Monsters University

Vibe
Pixar’s prequel revisits the world of Monsters, Inc. by exploring the college years of Mike Wazowski and James P. Sullivan, charting their unlikely path from rivals to partners. Entering Monsters University with big ambitions, Mike’s relentless work ethic clashes with Sulley’s natural talent and arrogance, leading both to be expelled from the elite scare program. Forced to team up with a group of misfit students, they enter the Scare Games in a last attempt to prove themselves. Directed by Dan Scanlon, the film blends campus comedy with character-driven storytelling, reframing success not as innate ability but as perseverance and self-awareness. Beneath its playful tone lies a thoughtful exploration of ambition, failure, and the difficult realization that not every dream unfolds as expected.
Watch for
- The evolving dynamic between Mike and Sulley, as rivalry gradually turns into mutual respect.
- The Scare Games sequences, which combine humor, creativity, and character-driven challenges.
- The misfit fraternity’s role in reinforcing themes of teamwork and unconventional strengths.
- The ending, where both characters confront failure and begin a more realistic path toward their future.
Production notes
Monsters University was Pixar's first prequel — a fundamentally different structural challenge than the studio's previous sequels, requiring a story whose ending audiences already knew. Director Dan Scanlon, making his feature directorial debut after years as a Pixar story artist, took the project as an exploration of failure: how do two characters who eventually become legendary scarers begin as limited and unremarkable? The film required Pixar to redesign Mike and Sulley as younger versions of themselves, and to build out the entire campus of Monsters University with the architecture, fraternity culture, and seasonal rhythms of a real American college. Billy Crystal and John Goodman returned, joined by Helen Mirren as the intimidating Dean Hardscrabble, Steve Buscemi as Randall Boggs, and Charlie Day as Art the philosophy major. The film cost approximately $200 million and was released 12 years after Monsters, Inc.
Trivia
- Monsters University was Pixar's first prequel — and the studio's first film whose narrative structure required the protagonists not to succeed at their stated goal, since audiences already knew Mike never becomes a scarer.
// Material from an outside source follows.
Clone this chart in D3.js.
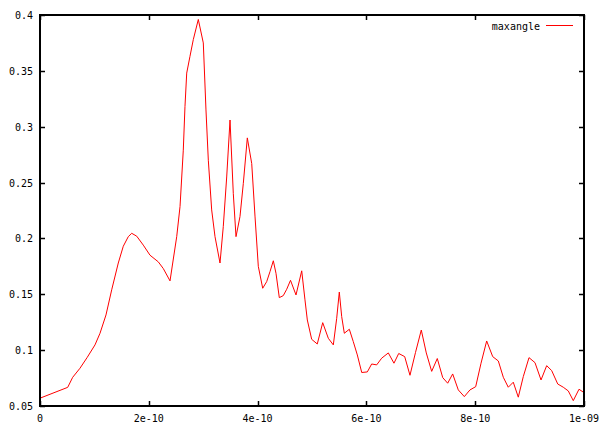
<!DOCTYPE html>
<html>
<head>
<meta charset="utf-8">
<script src="https://cdn.jsdelivr.net/npm/d3@7"></script>
<style>
  html, body { margin: 0; padding: 0; background: #fff; }
  svg { display: block; }
  text { font-family: "DejaVu Sans Mono", "Liberation Mono", monospace; font-size: 10px; fill: #000; }
</style>
</head>
<body>
<svg id="chart" width="600" height="428"></svg>
<script>
// time values (seconds)
const times = [
  0, 0.509e-10, 0.601e-10, 0.735e-10, 0.869e-10, 1.011e-10, 1.103e-10, 1.213e-10, 1.318e-10, 1.439e-10,
  1.531e-10, 1.623e-10, 1.686e-10, 1.778e-10, 1.899e-10, 2.022e-10, 2.175e-10, 2.267e-10, 2.390e-10, 2.513e-10,
  2.574e-10, 2.634e-10, 2.665e-10, 2.697e-10, 2.757e-10, 2.818e-10, 2.910e-10, 3.002e-10, 3.051e-10, 3.094e-10,
  3.156e-10, 3.217e-10, 3.309e-10, 3.369e-10, 3.432e-10, 3.493e-10, 3.553e-10, 3.603e-10, 3.676e-10, 3.737e-10,
  3.811e-10, 3.892e-10, 3.952e-10, 4.013e-10, 4.094e-10, 4.167e-10, 4.228e-10, 4.289e-10, 4.338e-10, 4.399e-10,
  4.472e-10, 4.535e-10, 4.605e-10, 4.706e-10, 4.811e-10, 4.871e-10, 4.914e-10, 4.994e-10, 5.097e-10, 5.197e-10,
  5.300e-10, 5.392e-10, 5.454e-10, 5.502e-10, 5.546e-10, 5.594e-10, 5.686e-10, 5.759e-10, 5.833e-10, 5.914e-10,
  6.017e-10, 6.097e-10, 6.189e-10, 6.281e-10, 6.403e-10, 6.507e-10, 6.594e-10, 6.704e-10, 6.801e-10, 6.903e-10,
  7.009e-10, 7.101e-10, 7.200e-10, 7.303e-10, 7.403e-10, 7.494e-10, 7.586e-10, 7.689e-10, 7.800e-10, 7.904e-10,
  8.009e-10, 8.107e-10, 8.211e-10, 8.322e-10, 8.425e-10, 8.517e-10, 8.608e-10, 8.700e-10, 8.792e-10, 8.884e-10,
  8.989e-10, 9.099e-10, 9.210e-10, 9.314e-10, 9.406e-10, 9.517e-10, 9.619e-10, 9.711e-10, 9.803e-10, 9.908e-10,
  1.0e-9
];
// maxangle values
const maxangle = [
  0.057, 0.0667, 0.0757, 0.0838, 0.0936, 0.1047, 0.1151, 0.1315, 0.154, 0.178,
  0.193, 0.2016, 0.2046, 0.202, 0.194, 0.185, 0.179, 0.173, 0.162, 0.2016,
  0.2285, 0.279, 0.318, 0.348, 0.363, 0.378, 0.396, 0.375, 0.315, 0.270,
  0.2255, 0.2016, 0.178, 0.2105, 0.255, 0.306, 0.2404, 0.2016, 0.2195, 0.249,
  0.29, 0.267, 0.22, 0.175, 0.1554, 0.1613, 0.1703, 0.180, 0.1688, 0.147,
  0.1488, 0.1545, 0.1625, 0.1494, 0.171, 0.145, 0.127, 0.1097, 0.1055, 0.1246,
  0.1106, 0.1047, 0.1285, 0.152, 0.130, 0.1151, 0.1187, 0.1076, 0.0957, 0.080,
  0.0805, 0.0876, 0.0868, 0.0928, 0.0975, 0.0883, 0.097, 0.0942, 0.0775, 0.098,
  0.118, 0.0975, 0.081, 0.0925, 0.0754, 0.0704, 0.0787, 0.0644, 0.0584, 0.0644,
  0.0673, 0.0883, 0.1082, 0.0942, 0.0903, 0.0757, 0.0668, 0.0713, 0.0579, 0.0763,
  0.0933, 0.0888, 0.0733, 0.0861, 0.0817, 0.0697, 0.0668, 0.0635, 0.0548, 0.065,
  0.062
];
const xTicks = [0, 2e-10, 4e-10, 6e-10, 8e-10, 1e-9];
const xTickLabels = ["0", "2e-10", "4e-10", "6e-10", "8e-10", "1e-09"];
const yTicks = [0.05, 0.1, 0.15, 0.2, 0.25, 0.3, 0.35, 0.4];
const yTickLabels = ["0.05", "0.1", "0.15", "0.2", "0.25", "0.3", "0.35", "0.4"];
const seriesName = "maxangle";

const svg = d3.select("#chart");
const L = 40, R = 584, T = 15, B = 406;
const x = d3.scaleLinear().domain([0, 1e-9]).range([L, R]);
const y = d3.scaleLinear().domain([0.05, 0.4]).range([B, T]);
const tk = 5;

// data line
const data = times.map((t, i) => [t, maxangle[i]]);
svg.append("path")
  .datum(data)
  .attr("fill", "none")
  .attr("stroke", "#ff0000")
  .attr("stroke-width", 1)
  .attr("d", d3.line().x(d => x(d[0])).y(d => y(d[1])));

// ticks (inward, mirrored)
const g = svg.append("g").attr("stroke", "#000").attr("stroke-width", 1.5);
xTicks.forEach(v => {
  const px = Math.round(x(v)) + 0.5;
  g.append("line").attr("x1", px).attr("x2", px).attr("y1", B).attr("y2", B - tk);
  g.append("line").attr("x1", px).attr("x2", px).attr("y1", T).attr("y2", T + tk);
});
yTicks.forEach(v => {
  const py = Math.round(y(v)) + 0.5;
  g.append("line").attr("x1", L).attr("x2", L + tk).attr("y1", py).attr("y2", py);
  g.append("line").attr("x1", R).attr("x2", R - tk).attr("y1", py).attr("y2", py);
});

// border
svg.append("rect")
  .attr("x", L).attr("y", T).attr("width", R - L).attr("height", B - T)
  .attr("fill", "none").attr("stroke", "#000").attr("stroke-width", 2);

// tick labels
xTicks.forEach((v, i) => {
  svg.append("text")
    .attr("x", x(v)).attr("y", B + 16)
    .attr("text-anchor", "middle")
    .text(xTickLabels[i]);
});
yTicks.forEach((v, i) => {
  svg.append("text")
    .attr("x", 33).attr("y", y(v) + 4)
    .attr("text-anchor", "end")
    .text(yTickLabels[i]);
});

// legend
svg.append("text")
  .attr("x", 540).attr("y", 29.5)
  .attr("text-anchor", "end")
  .text(seriesName);
svg.append("line")
  .attr("x1", 546).attr("x2", 573).attr("y1", 25.5).attr("y2", 25.5)
  .attr("stroke", "#ff0000").attr("stroke-width", 1);
</script>
</body>
</html>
- Dan Scanlon, the director, did extensive research at American universities including Harvard, Princeton, and Cal Berkeley, photographing dorms, libraries, and campus quads as visual reference for the film's college architecture.
- The film features over 400 individually designed monster characters across its various scenes — a substantially larger creature roster than the original Monsters, Inc. — requiring Pixar to develop new tools for character variation and crowd animation.
- Helen Mirren's Dean Hardscrabble was specifically designed to be one of the most physically intimidating characters in any Pixar film; her centipede-dragon design was iterated on extensively to maximize menace within a child-friendly context.
- The film's ending — in which Mike and Sulley are expelled and have to work their way up from the mailroom, eventually becoming the scaring duo we know from Monsters, Inc. — was reportedly Dan Scanlon's most contested creative decision, with executives initially pushing for a more traditional triumph.
Legacy
Monsters University expands the world of Monsters, Inc. while exploring themes of failure, friendship, and self-discovery — a tonally more melancholic film than its predecessor, and one that deliberately lets its protagonists not achieve what they set out to. It grossed about $744 million worldwide on a $200 million budget, comfortably profitable but treated by some critics as a step down from Pixar's previous heights. The film generated the Disney+ series Monsters at Work (2021), which extended the franchise into adult-workplace storytelling, and continued Pixar's exploration of the Monstropolis world through short-form content. As Pixar's first prequel, Monsters University remains a useful case study in how to extend a franchise backward rather than forward — the structural difficulty of writing toward a known ending, and the emotional opportunity of showing how loved characters became who they are. Mike and Sulley's college rivalry has remained a beloved entry point for younger viewers discovering the original.